┏━━
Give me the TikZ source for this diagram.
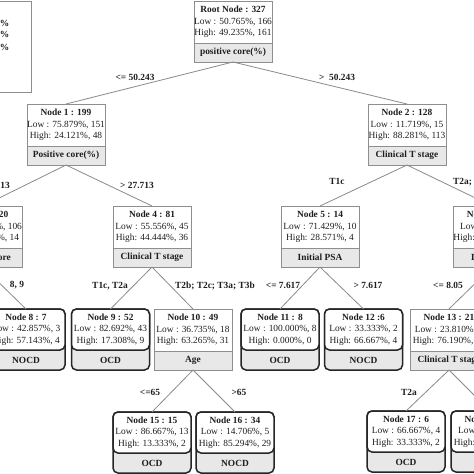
\documentclass[tikz,border=0pt]{standalone}
\usepackage{fontspec}
\setmainfont{Liberation Serif}
\definecolor{boxgray}{HTML}{8E8E8E}
\definecolor{labgray}{HTML}{E8E8E8}
\definecolor{edgegray}{HTML}{8A8A8A}
\definecolor{txtc}{HTML}{1E1E1E}
\tikzset{
 inbox/.style={draw=boxgray, line width=0.9pt},
 leafbox/.style={draw=black!85, line width=1.5pt, rounded corners=5pt},
 bodytxt/.style={align=center, inner sep=0pt, text=txtc, font=\fontsize{9.4}{11.6}\selectfont},
 labtxt/.style={inner sep=0pt, text=txtc, font=\fontsize{9.4}{11.6}\selectfont\bfseries},
 edge/.style={draw=edgegray, line width=0.8pt},
 elabel/.style={inner sep=0pt, text=txtc, font=\fontsize{9.4}{11.6}\selectfont\bfseries},
 hook/.style={inner sep=0pt, outer sep=0pt, minimum width=78pt, minimum height=61pt},
}
\newcommand{\innode}[7]{%
 \fill[labgray] (#2-39,#3+42) rectangle (#2+39,#3+61);
 \draw[inbox] (#2-39,#3) rectangle (#2+39,#3+61);
 \draw[inbox] (#2-39,#3+42) -- (#2+39,#3+42);
 \node[hook] (#1) at (#2,#3+30.5) {};
 \node[bodytxt] (#1-t) at (#2,#3+21) {\textbf{#4}\\#5\\#6};
 \node[labtxt] (#1-l) at (#2,#3+51.5) {#7};
}
\newcommand{\leafnode}[7]{%
 \draw[leafbox, fill=labgray] (#2-39,#3) rectangle (#2+39,#3+61);
 \draw[leafbox, fill=white] (#2-39,#3) rectangle (#2+39,#3+41);
 \node[hook] (#1) at (#2,#3+30.5) {};
 \node[bodytxt] (#1-t) at (#2,#3+20.5) {\textbf{#4}\\#5\\#6};
 \node[labtxt] (#1-l) at (#2,#3+51.5) {#7};
}
\begin{document}
\begin{tikzpicture}[x=1pt,y=-1pt]
\useasboundingbox (0,0) rectangle (474,474);
\clip (0,0) rectangle (474,474);
\fill[white] (0,0) rectangle (474,474);
% legend (cut off)
\draw[inbox] (-70,1) rectangle (31,92);
\node[elabel, anchor=east] (lg1) at (9.5,23) {Low: 50.765\%};
\node[elabel, anchor=east] (lg2) at (9.5,35) {High: 49.235\%};
\node[elabel, anchor=east] (lg3) at (9.5,47) {Total: 100.000\%};
% internal nodes
\innode{root}{233}{1}{Root Node : 327}{Low : 50.765\%, 166}{High: 49.235\%, 161}{positive core(\%)}
\innode{n1}{66}{104}{Node 1 : 199}{Low : 75.879\%, 151}{High: 24.121\%, 48}{Positive core(\%)}
\innode{n2}{407}{104}{Node 2 : 128}{Low : 11.719\%, 15}{High: 88.281\%, 113}{Clinical T stage}
\innode{n3}{-17}{206}{Node 3 : 120}{Low : 88.333\%, 106}{High: 11.667\%, 14}{Gleason score}
\innode{n4}{152}{206}{Node 4 : 81}{Low : 55.556\%, 45}{High: 44.444\%, 36}{Clinical T stage}
\innode{n5}{320}{206}{Node 5 : 14}{Low : 71.429\%, 10}{High: 28.571\%, 4}{Initial PSA}
\innode{n6}{492}{206}{Node 6 : 114}{Low : 4.386\%, 5}{High: 95.614\%, 109}{Delta PSA}
\innode{n10}{193}{309}{Node 10 : 49}{Low : 36.735\%, 18}{High: 63.265\%, 31}{Age}
\innode{n13}{449}{309}{Node 13 : 21}{Low : 23.810\%, 5}{High: 76.190\%, 16}{Clinical T stage}
% leaves
\leafnode{n8}{26}{309}{Node 8 : 7}{Low : 42.857\%, 3}{High: 57.143\%, 4}{NOCD}
\leafnode{n9}{110.5}{309}{Node 9 : 52}{Low : 82.692\%, 43}{High: 17.308\%, 9}{OCD}
\leafnode{n11}{280}{309}{Node 11 : 8}{Low : 100.000\%, 8}{High: 0.000\%, 0}{OCD}
\leafnode{n12}{363.5}{309}{Node 12 :6}{Low : 33.333\%, 2}{High: 66.667\%, 4}{NOCD}
\leafnode{n15}{152}{412}{Node 15 : 15}{Low : 86.667\%, 13}{High: 13.333\%, 2}{OCD}
\leafnode{n16}{235}{412}{Node 16 : 34}{Low : 14.706\%, 5}{High: 85.294\%, 29}{NOCD}
\leafnode{n17}{406}{411}{Node 17 : 6}{Low : 66.667\%, 4}{High: 33.333\%, 2}{OCD}
\leafnode{n18}{490}{411}{Node 18 : 15}{Low : 6.667\%, 1}{High: 93.333\%, 14}{NOCD}
% edges
\draw[edge] (root.south) -- (n1.north);
\draw[edge] (root.south) -- (n2.north);
\draw[edge] (n1.south) -- (n3.north);
\draw[edge] (n1.south) -- (n4.north);
\draw[edge] (n2.south) -- (n5.north);
\draw[edge] (n2.south) -- (n6.north);
\draw[edge] (n3.south) -- (n8.north);
\draw[edge] (n4.south) -- (n9.north);
\draw[edge] (n4.south) -- (n10.north);
\draw[edge] (n5.south) -- (n11.north);
\draw[edge] (n5.south) -- (n12.north);
\draw[edge] (n6.south) -- (n13.north);
\draw[edge] (n10.south) -- (n15.north);
\draw[edge] (n10.south) -- (n16.north);
\draw[edge] (n13.south) -- (n17.north);
\draw[edge] (n13.south) -- (n18.north);
% edge labels
\node[elabel] (e1) at (135,77) {<= 50.243};
\node[elabel] (e2) at (337,77) {> \ 50.243};
\node[elabel, anchor=east] (e3) at (10,185) {<= 27.713};
\node[elabel] (e4) at (137,185) {> 27.713};
\node[elabel] (e5) at (337,181) {T1c};
\node[elabel, anchor=west] (e6) at (453,182) {T2a; T2b; T2c; T3a; T3b};
\node[elabel] (e7) at (17,285) {8, 9};
\node[elabel] (e8) at (110,286) {T1c, T2a};
\node[elabel] (e9) at (215,286) {T2b; T2c; T3a; T3b};
\node[elabel] (e10) at (283,285) {<= 7.617};
\node[elabel] (e11) at (368,285) {> 7.617};
\node[elabel] (e12) at (448,285) {<= 8.05};
\node[elabel] (e13) at (150,392) {<=65};
\node[elabel] (e14) at (239,392) {>65};
\node[elabel] (e15) at (409,392) {T2a};
\end{tikzpicture}
\end{document}
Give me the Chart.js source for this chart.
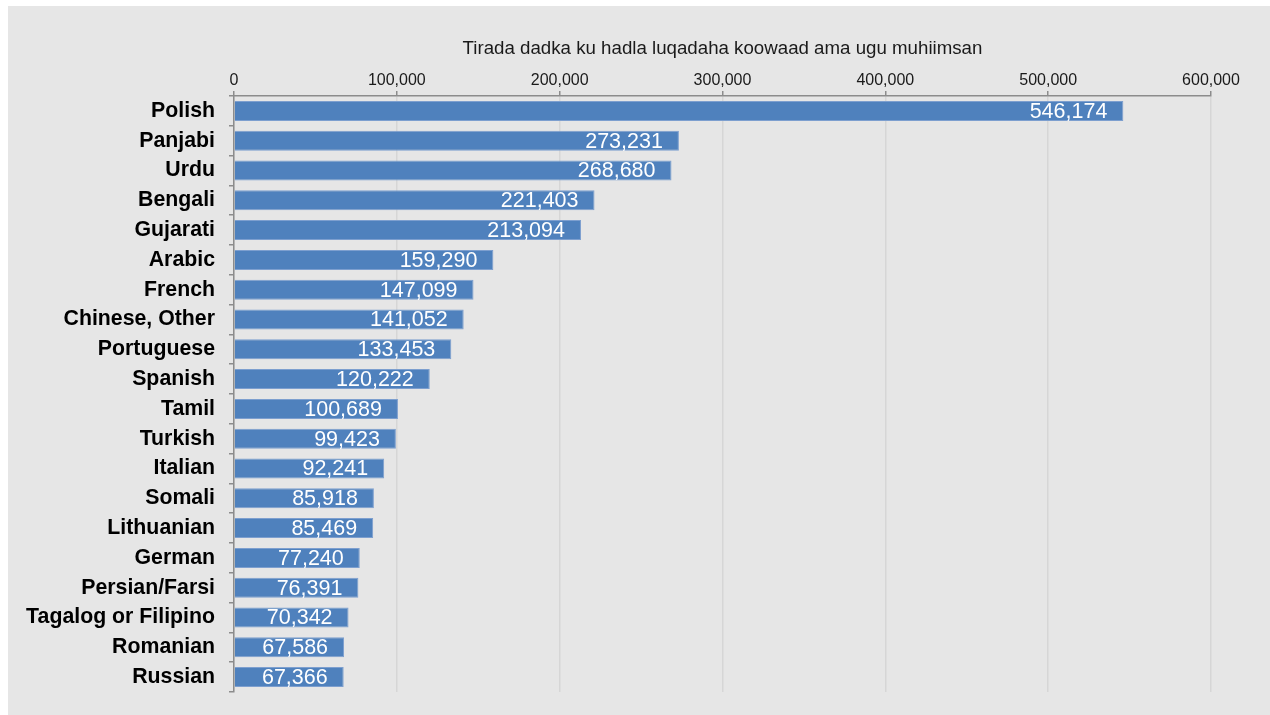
<!DOCTYPE html>
<html>
<head>
<meta charset="utf-8">
<script src="https://cdn.jsdelivr.net/npm/chart.js@4/dist/chart.umd.min.js"></script>
<style>
  html, body { margin: 0; padding: 0; background: #fff; }
  #wrap { width: 1270px; height: 715px; }
</style>
</head>
<body>
<div id="wrap"><canvas id="langChart" width="1270" height="715"></canvas></div>
<script>
// languages and speaker counts
const languages = ['Polish', 'Panjabi', 'Urdu', 'Bengali', 'Gujarati', 'Arabic', 'French',
    'Chinese, Other', 'Portuguese', 'Spanish', 'Tamil', 'Turkish', 'Italian', 'Somali',
    'Lithuanian', 'German', 'Persian/Farsi', 'Tagalog or Filipino', 'Romanian', 'Russian'];
const speakers = [546174, 273231, 268680, 221403, 213094, 159290, 147099, 141052, 133453, 120222,
    100689, 99423, 92241, 85918, 85469, 77240, 76391, 70342, 67586, 67366];
const tickValues = [0, 100000, 200000, 300000, 400000, 500000, 600000];
const axisTitle = 'Tirada dadka ku hadla luqadaha koowaad ama ugu muhiimsan';

const fmt = n => n.toLocaleString('en-US');

// grey panel behind everything
const panelBg = {
    id: 'panelBg',
    beforeDraw(chart) {
        const c = chart.ctx;
        c.save();
        c.fillStyle = '#ffffff';
        c.fillRect(0, 0, chart.width, chart.height);
        c.fillStyle = '#e6e6e6';
        c.fillRect(8, 6, chart.width - 8, chart.height - 6);
        c.restore();
    }
};

// white value labels near the end of each bar
const valueLabels = {
    id: 'valueLabels',
    afterDatasetsDraw(chart) {
        const c = chart.ctx;
        const meta = chart.getDatasetMeta(0);
        c.save();
        c.font = '21.5px "Liberation Sans", Arial, sans-serif';
        c.fillStyle = '#ffffff';
        c.textAlign = 'right';
        c.textBaseline = 'middle';
        meta.data.forEach((bar, i) => {
            c.fillText(fmt(speakers[i]), bar.x - 16, bar.y + 1);
        });
        c.restore();
    }
};

new Chart(document.getElementById('langChart'), {
    type: 'bar',
    data: {
        labels: languages,
        datasets: [{
            data: speakers,
            backgroundColor: '#4f81bd',
            borderColor: '#7d9fcf',
            borderWidth: 1,
            barPercentage: 0.67,
            categoryPercentage: 1
        }]
    },
    options: {
        indexAxis: 'y',
        responsive: false,
        animation: false,
        layout: { padding: { top: 0, right: 59, bottom: 23, left: 0 } },
        plugins: {
            legend: { display: false },
            tooltip: { enabled: false }
        },
        scales: {
            x: {
                position: 'top',
                min: 0,
                max: 600000,
                afterFit(scale) { scale.height = 96; },
                afterBuildTicks(scale) { scale.ticks = tickValues.map(v => ({ value: v })); },
                ticks: {
                    color: '#1a1a1a',
                    font: { family: '"Liberation Sans", Arial, sans-serif', size: 16 },
                    padding: 1,
                    maxRotation: 0,
                    callback: v => fmt(v)
                },
                grid: {
                    color: '#d6d6d6',
                    lineWidth: 1.5,
                    tickColor: '#8c8c8c',
                    tickLength: 5
                },
                border: { color: '#8c8c8c', width: 1.5 },
                title: {
                    display: true,
                    text: axisTitle,
                    color: '#1a1a1a',
                    font: { family: '"Liberation Sans", Arial, sans-serif', size: 18.7 },
                    padding: { top: 38, bottom: 0 }
                }
            },
            y: {
                afterFit(scale) {
                    scale.width = 234;
                    scale.paddingTop = 0;
                    scale.paddingBottom = 0;
                },
                ticks: {
                    color: '#000000',
                    font: { family: '"Liberation Sans", Arial, sans-serif', size: 21.3, weight: 'bold' },
                    padding: 14
                },
                grid: {
                    offset: true,
                    drawOnChartArea: false,
                    tickColor: '#8c8c8c',
                    tickLength: 5,
                    lineWidth: 1.5
                },
                border: { color: '#8c8c8c', width: 1.5 }
            }
        }
    },
    plugins: [panelBg, valueLabels]
});
</script>
</body>
</html>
┗━━
> _Instruction_
Show every line of the listing in which the string "source" can be found.

> _Solution for this problem_
Give me the TikZ source for this diagram.
Give me the Chart.js source for this chart.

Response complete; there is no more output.